## Required task:
Leave out the images; return the rest of the data exactly.

## Data provided:
####################

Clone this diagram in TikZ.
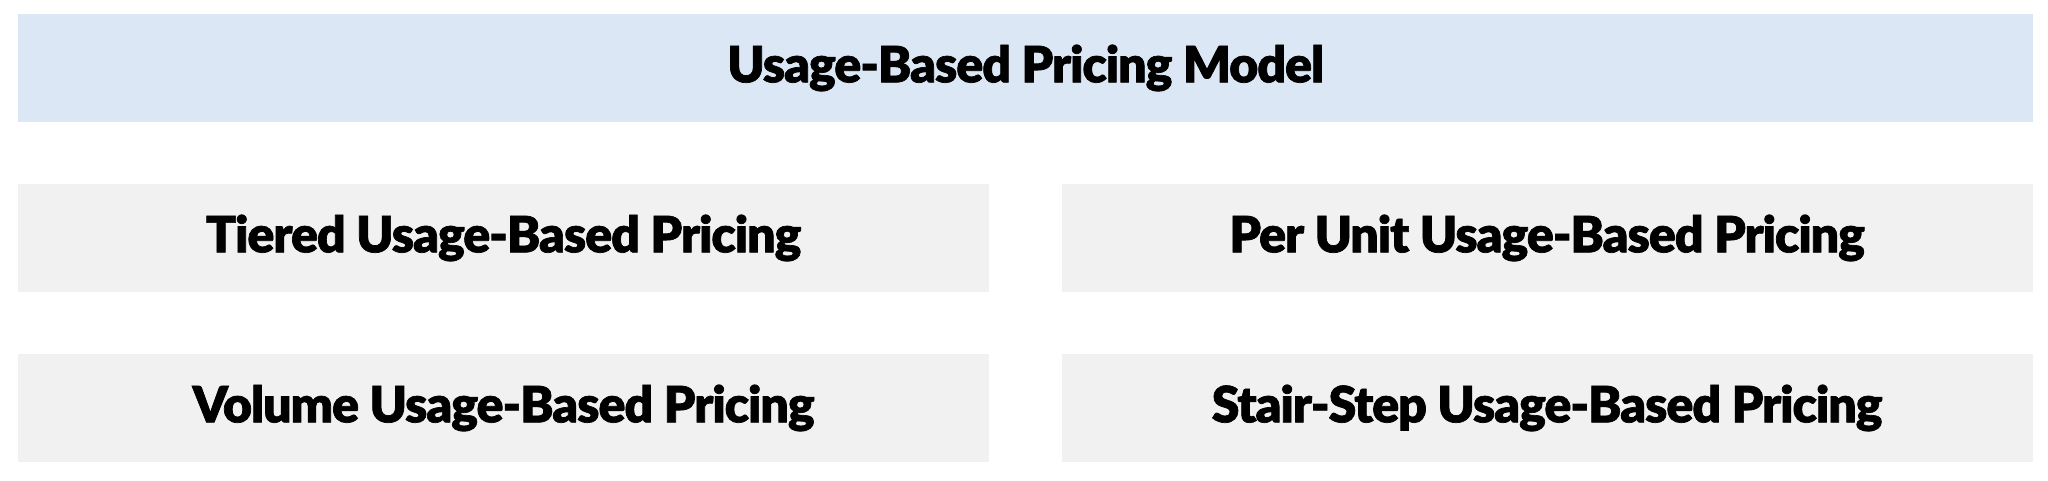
\documentclass[tikz,border=0pt]{standalone}
\usepackage{fontspec}
\usepackage{tikz}
\newfontfamily\heavyfont[FakeBold=1.4,LetterSpace=-2]{Lato Black}

\definecolor{titleblue}{RGB}{220,231,245}
\definecolor{boxgray}{RGB}{241,241,241}

\tikzset{
  pricebox/.style={fill=boxgray, draw=none, minimum width=485.5pt, minimum height=54pt, inner sep=0pt, font=\heavyfont\fontsize{25}{29}\selectfont},
  titlebox/.style={pricebox, fill=titleblue, minimum width=1007.5pt}
}

\begin{document}
\begin{tikzpicture}[x=0.5pt,y=0.5pt,yscale=-1,xscale=1]
%set diagram left start at 0, and has height of 481
\useasboundingbox (0,0) rectangle (2048,481);

% Title Node
\node [titlebox] (model) at (1025.5,68) {Usage-Based Pricing Model};

% Text Node
\node [pricebox] (tiered) at (503.5,238) {Tiered Usage-Based Pricing};
% Text Node
\node [pricebox] (perunit) at (1547,238) {Per Unit Usage-Based Pricing};
% Text Node
\node [pricebox] (volume) at (503.5,408) {Volume Usage-Based Pricing};
% Text Node
\node [pricebox] (stairstep) at (1547,408) {Stair-Step Usage-Based Pricing};

\end{tikzpicture}
\end{document}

####################

## Exercise answer:
Clone this diagram in TikZ.
\documentclass[tikz,border=0pt]{standalone}
\usepackage{fontspec}
\usepackage{tikz}
\newfontfamily\heavyfont[FakeBold=1.4,LetterSpace=-2]{Lato Black}

\definecolor{titleblue}{RGB}{220,231,245}
\definecolor{boxgray}{RGB}{241,241,241}

\tikzset{
  pricebox/.style={fill=boxgray, draw=none, minimum width=485.5pt, minimum height=54pt, inner sep=0pt, font=\heavyfont\fontsize{25}{29}\selectfont},
  titlebox/.style={pricebox, fill=titleblue, minimum width=1007.5pt}
}

\begin{document}
\begin{tikzpicture}[x=0.5pt,y=0.5pt,yscale=-1,xscale=1]
%set diagram left start at 0, and has height of 481
\useasboundingbox (0,0) rectangle (2048,481);

% Title Node
\node [titlebox] (model) at (1025.5,68) {Usage-Based Pricing Model};

% Text Node
\node [pricebox] (tiered) at (503.5,238) {Tiered Usage-Based Pricing};
% Text Node
\node [pricebox] (perunit) at (1547,238) {Per Unit Usage-Based Pricing};
% Text Node
\node [pricebox] (volume) at (503.5,408) {Volume Usage-Based Pricing};
% Text Node
\node [pricebox] (stairstep) at (1547,408) {Stair-Step Usage-Based Pricing};

\end{tikzpicture}
\end{document}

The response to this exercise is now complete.